Researchers use these massive magnets to see which parts of the brain light up when you speak. Lying usually happens in the prefrontal cortex—the part of the brain that handles "executive function" and inhibits the truth.
It’s expensive. It’s bulky. And it’s still not 100% proven.
The human element: The "Interrogator's" real tool
The most important part of any truth or lie detector test isn't the machine. It's the guy in the chair next to you.
The "pre-test interview" is where the real magic happens. The examiner spends an hour talking to you, building rapport, and subtly intimidating you. They want you to think the machine is a god.
They use the Reid Technique or similar psychological pressure.
"Look," they might say, "the machine is showing a lot of tension here. It’s better if you just tell me the truth now before things get worse."
Often, people confess before the test is even finished. In that sense, the polygraph is a very effective psychological prop. It’s a "bogus pipeline"—a fake way to get people to be honest because they think they've already been caught.
When it goes horribly wrong
The danger of relying on these machines is that they destroy lives when they're wrong.
In the 1980s, the "Satanic Panic" led to many people being accused of horrific crimes based on faulty polygraphs and coerced confessions. Innocent people have spent decades in prison because a machine said they were "deceptive" when they were actually just terrified.
Consider the "false positive." That’s when an honest person fails.
If you’re a highly sensitive person, your heart might race just because you’re being accused of something. The machine sees the spike and labels you a liar. There is no "innocence" button on a polygraph.
Actionable insights for the curious or concerned
If you ever find yourself facing a polygraph—whether for a job or a legal situation—you need to know your rights and the reality of the situation.
- Understand your state laws. In many places, private employers cannot force you to take a polygraph for a job application thanks to the Employee Polygraph Protection Act (EPPA).
- Know the limitations. Remind yourself that the machine measures arousal, not "truth." It is a physiological monitor, not a psychic.
- Consult a lawyer. Never agree to a polygraph in a criminal investigation without legal counsel. Most defense attorneys will tell you to stay far away from them because there is no upside for the defendant.
- Stay hydrated and rested. Physical discomfort or exhaustion can lead to erratic readings that might be interpreted as "deception."
- Focus on breathing.
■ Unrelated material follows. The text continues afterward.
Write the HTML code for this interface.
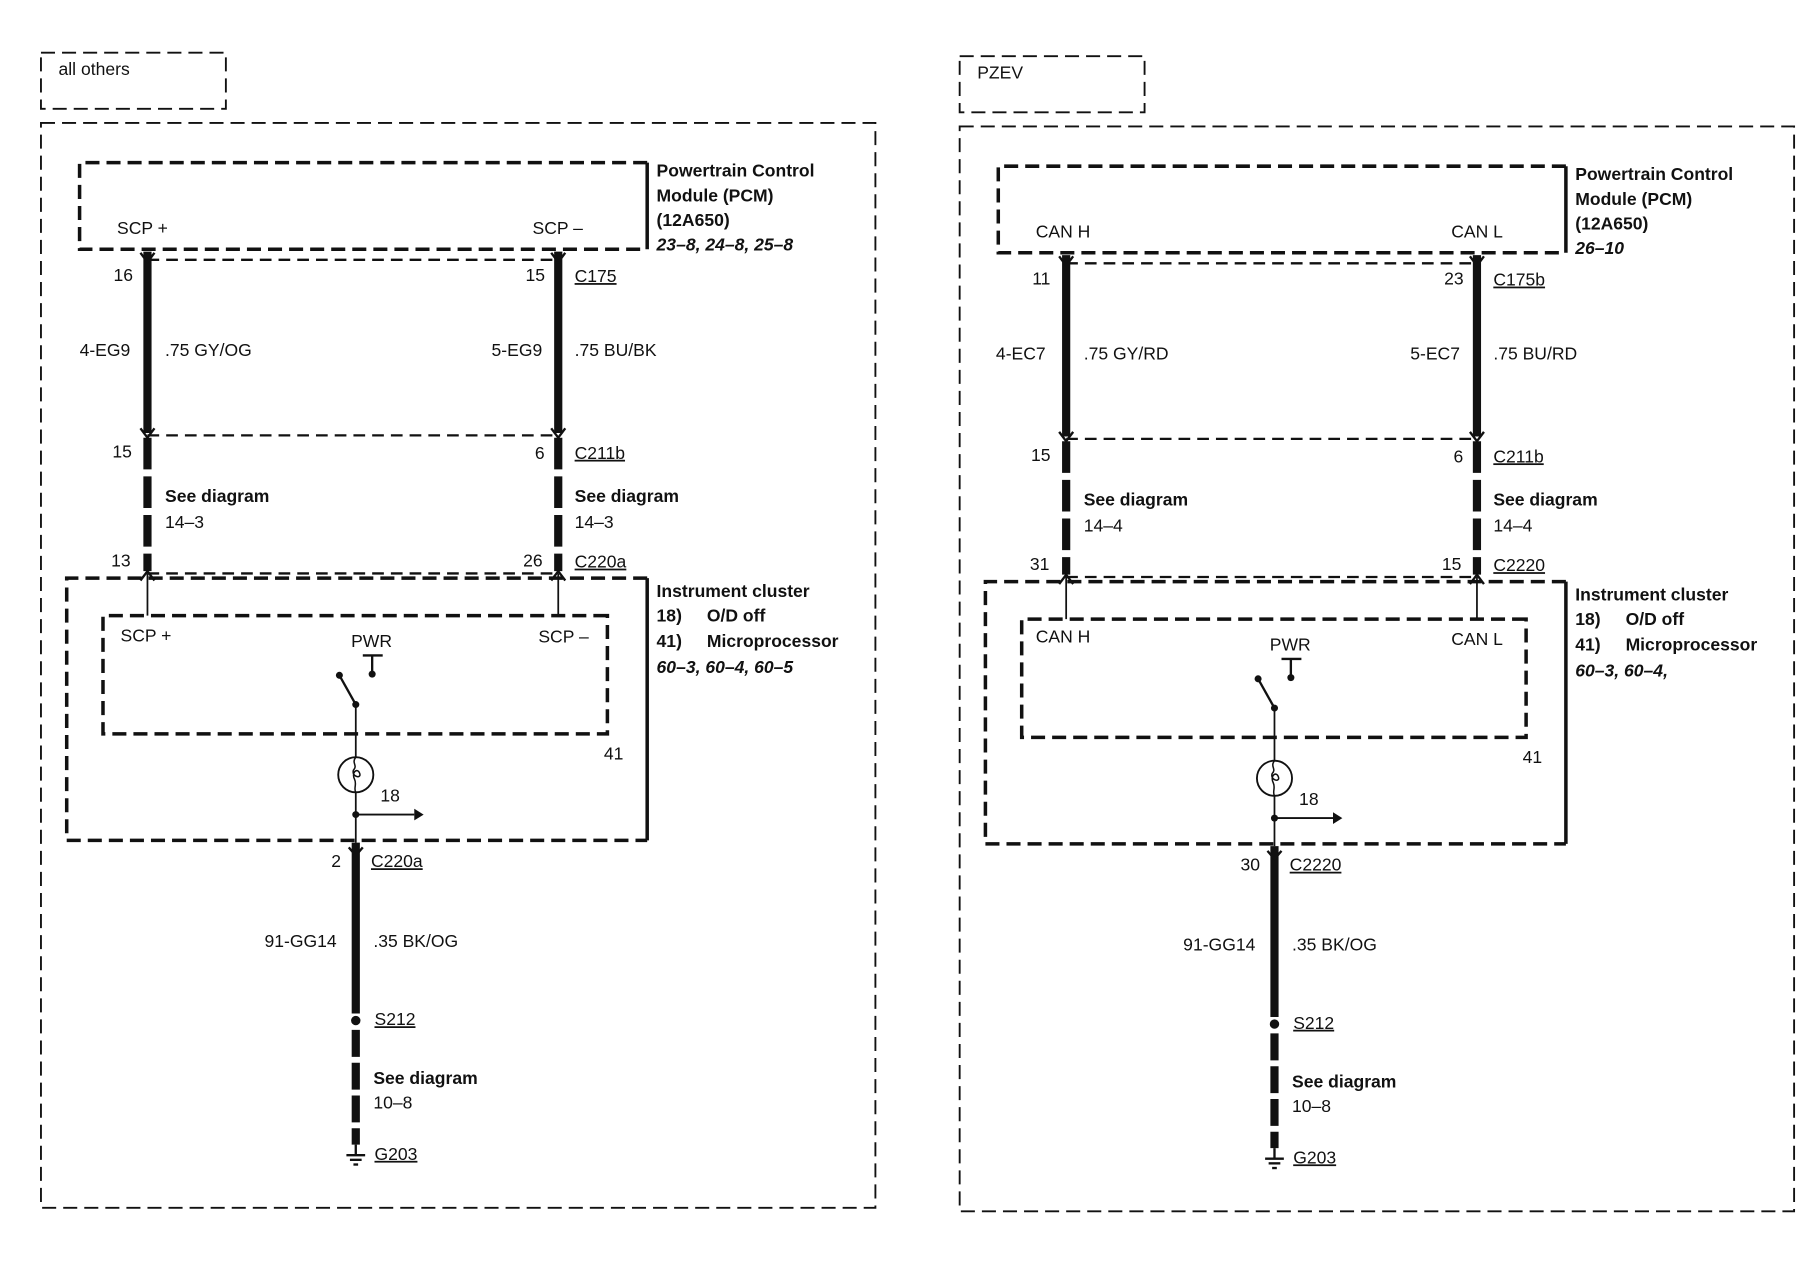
<!DOCTYPE html>
<html><head><meta charset="utf-8"><style>
html,body{margin:0;padding:0;background:#fff;}
svg{display:block;}
text{font-family:"Liberation Sans",Arial,sans-serif;font-size:15px;fill:#111;}
.b{font-weight:bold;}
.bi{font-weight:bold;font-style:italic;}
</style></head><body>
<svg width="1814" height="1264" viewBox="0 0 1550 1080" preserveAspectRatio="none" xmlns="http://www.w3.org/2000/svg">
<defs>
<g id="panel" fill="none" stroke="#111">
  <rect x="35" y="45" width="158" height="48" stroke-width="1.6" stroke-dasharray="12,6"/>
  <rect x="35" y="105" width="713" height="927" stroke-width="1.6" stroke-dasharray="12,6"/>
  <path d="M553 139 H68 V213 H553" stroke-width="3" stroke-dasharray="12,6"/>
  <line x1="553" y1="139" x2="553" y2="213" stroke-width="3"/>
  <line x1="126" y1="222" x2="477" y2="222" stroke-width="2" stroke-dasharray="10,6"/>
  <line x1="126" y1="372" x2="477" y2="372" stroke-width="2" stroke-dasharray="10,6"/>
  <line x1="126" y1="490" x2="477" y2="490" stroke-width="2" stroke-dasharray="10,6"/>
  <line x1="126" y1="215" x2="126" y2="370" stroke-width="7"/>
  <line x1="477" y1="215" x2="477" y2="370" stroke-width="7"/>
  <line x1="126" y1="374" x2="126" y2="488" stroke-width="7" stroke-dasharray="27,6"/>
  <line x1="477" y1="374" x2="477" y2="488" stroke-width="7" stroke-dasharray="27,6"/>
  <path d="M120 216 L126 224 L132 216 M120 366 L126 374 L132 366 M471 216 L477 224 L483 216 M471 366 L477 374 L483 366 M120 496 L126 488 L132 496 M471 496 L477 488 L483 496" stroke-width="2"/>
  <path d="M553 494 H57 V718 H553" stroke-width="3" stroke-dasharray="12,6"/>
  <line x1="553" y1="494" x2="553" y2="718" stroke-width="3"/>
  <line x1="126" y1="490" x2="126" y2="526" stroke-width="1.5"/>
  <line x1="477" y1="490" x2="477" y2="526" stroke-width="1.5"/>
  <path d="M519 526 H88 V627 H519 Z" stroke-width="3" stroke-dasharray="12,6"/>
  <line x1="310" y1="560" x2="327" y2="560" stroke-width="2"/>
  <line x1="318" y1="560" x2="318" y2="575" stroke-width="2"/>
  <line x1="290" y1="577" x2="304" y2="602" stroke-width="2"/>
  <line x1="304" y1="602" x2="304" y2="647" stroke-width="1.5"/>
  <circle cx="304" cy="662" r="15" stroke-width="1.6"/>
  <path d="M304 647 C300 652 306 654 302 658 C300 664 310 666 307 660 C305 656 300 660 303 666 C305 670 302 674 304 677" stroke-width="1.3"/>
  <line x1="304" y1="677" x2="304" y2="720" stroke-width="1.5"/>
  <line x1="304" y1="696" x2="354" y2="696" stroke-width="1.6"/>
  <line x1="304" y1="720" x2="304" y2="866" stroke-width="7"/>
  <path d="M298 724 L304 731 L310 724" stroke-width="2"/>
  <line x1="304" y1="880" x2="304" y2="978" stroke-width="7" stroke-dasharray="23,5"/>
  <line x1="304" y1="978" x2="304" y2="986" stroke-width="2"/>
  <line x1="296" y1="987" x2="312" y2="987" stroke-width="2"/>
  <line x1="299" y1="991" x2="309" y2="991" stroke-width="2"/>
  <line x1="302" y1="995" x2="306" y2="995" stroke-width="2"/>
</g>
<g id="dots" fill="#111" stroke="none">
  <circle cx="318" cy="576" r="3"/>
  <circle cx="290" cy="577" r="3"/>
  <circle cx="304" cy="602" r="3"/>
  <circle cx="304" cy="696" r="3"/>
  <circle cx="304" cy="872" r="4"/>
  <path d="M354 691 L362 696 L354 701 Z"/>
</g>
</defs>

<use href="#panel"/><use href="#dots"/>
<g transform="translate(785,3)"><use href="#panel"/><use href="#dots"/></g>

<text x="50" y="64">all others</text>
<text x="561" y="151" class="b">Powertrain Control</text>
<text x="561" y="172" class="b">Module (PCM)</text>
<text x="561" y="193" class="b">(12A650)</text>
<text x="561" y="214" class="bi">23–8, 24–8, 25–8</text>
<text x="100" y="200">SCP +</text>
<text x="455" y="200">SCP –</text>
<text x="97" y="240">16</text>
<text x="449" y="240">15</text>
<text x="491" y="241" text-decoration="underline">C175</text>
<text x="68" y="304">4-EG9</text>
<text x="141" y="304">.75 GY/OG</text>
<text x="420" y="304">5-EG9</text>
<text x="491" y="304">.75 BU/BK</text>
<text x="96" y="391">15</text>
<text x="457" y="392">6</text>
<text x="491" y="392" text-decoration="underline">C211b</text>
<text x="141" y="429" class="b">See diagram</text>
<text x="141" y="451">14–3</text>
<text x="491" y="429" class="b">See diagram</text>
<text x="491" y="451">14–3</text>
<text x="95" y="484">13</text>
<text x="447" y="484">26</text>
<text x="491" y="485" text-decoration="underline">C220a</text>
<text x="561" y="510" class="b">Instrument cluster</text>
<text x="561" y="531" class="b">18)</text><text x="604" y="531" class="b">O/D off</text>
<text x="561" y="553" class="b">41)</text><text x="604" y="553" class="b">Microprocessor</text>
<text x="561" y="575" class="bi">60–3, 60–4, 60–5</text>
<text x="103" y="548">SCP +</text>
<text x="300" y="553">PWR</text>
<text x="460" y="549">SCP –</text>
<text x="516" y="649">41</text>
<text x="325" y="685">18</text>
<text x="283" y="741">2</text>
<text x="317" y="741" text-decoration="underline">C220a</text>
<text x="226" y="809">91-GG14</text>
<text x="319" y="809">.35 BK/OG</text>
<text x="320" y="876" text-decoration="underline">S212</text>
<text x="319" y="926" class="b">See diagram</text>
<text x="319" y="947">10–8</text>
<text x="320" y="991" text-decoration="underline">G203</text>

<g transform="translate(785,3)">
<text x="50" y="64">PZEV</text>
<text x="561" y="151" class="b">Powertrain Control</text>
<text x="561" y="172" class="b">Module (PCM)</text>
<text x="561" y="193" class="b">(12A650)</text>
<text x="561" y="214" class="bi">26–10</text>
<text x="100" y="200">CAN H</text>
<text x="455" y="200">CAN L</text>
<text x="97" y="240">11</text>
<text x="449" y="240">23</text>
<text x="491" y="241" text-decoration="underline">C175b</text>
<text x="66" y="304">4-EC7</text>
<text x="141" y="304">.75 GY/RD</text>
<text x="420" y="304">5-EC7</text>
<text x="491" y="304">.75 BU/RD</text>
<text x="96" y="391">15</text>
<text x="457" y="392">6</text>
<text x="491" y="392" text-decoration="underline">C211b</text>
<text x="141" y="429" class="b">See diagram</text>
<text x="141" y="451">14–4</text>
<text x="491" y="429" class="b">See diagram</text>
<text x="491" y="451">14–4</text>
<text x="95" y="484">31</text>
<text x="447" y="484">15</text>
<text x="491" y="485" text-decoration="underline">C2220</text>
<text x="561" y="510" class="b">Instrument cluster</text>
<text x="561" y="531" class="b">18)</text><text x="604" y="531" class="b">O/D off</text>
<text x="561" y="553" class="b">41)</text><text x="604" y="553" class="b">Microprocessor</text>
<text x="561" y="575" class="bi">60–3, 60–4,</text>
<text x="100" y="546">CAN H</text>
<text x="300" y="553">PWR</text>
<text x="455" y="548">CAN L</text>
<text x="516" y="649">41</text>
<text x="325" y="685">18</text>
<text x="275" y="741">30</text>
<text x="317" y="741" text-decoration="underline">C2220</text>
<text x="226" y="809">91-GG14</text>
<text x="319" y="809">.35 BK/OG</text>
<text x="320" y="876" text-decoration="underline">S212</text>
<text x="319" y="926" class="b">See diagram</text>
<text x="319" y="947">10–8</text>
<text x="320" y="991" text-decoration="underline">G203</text>
</g>
</svg>
</body></html>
While "gaming" the machine is risky, staying calm through deep, rhythmic breathing can help maintain a steady baseline.
The reality of the truth or lie detector is that it remains a tool of persuasion rather than a tool of science. It’s a fascinating relic of our desire to have an objective judge of the human soul. But until we can literally map every neuron in the brain in real-time, the "truth" will remain something the machine can only guess at.
To protect yourself, treat the polygraph as what it is: a high-stakes psychological interview. The machine is just there to watch you sweat.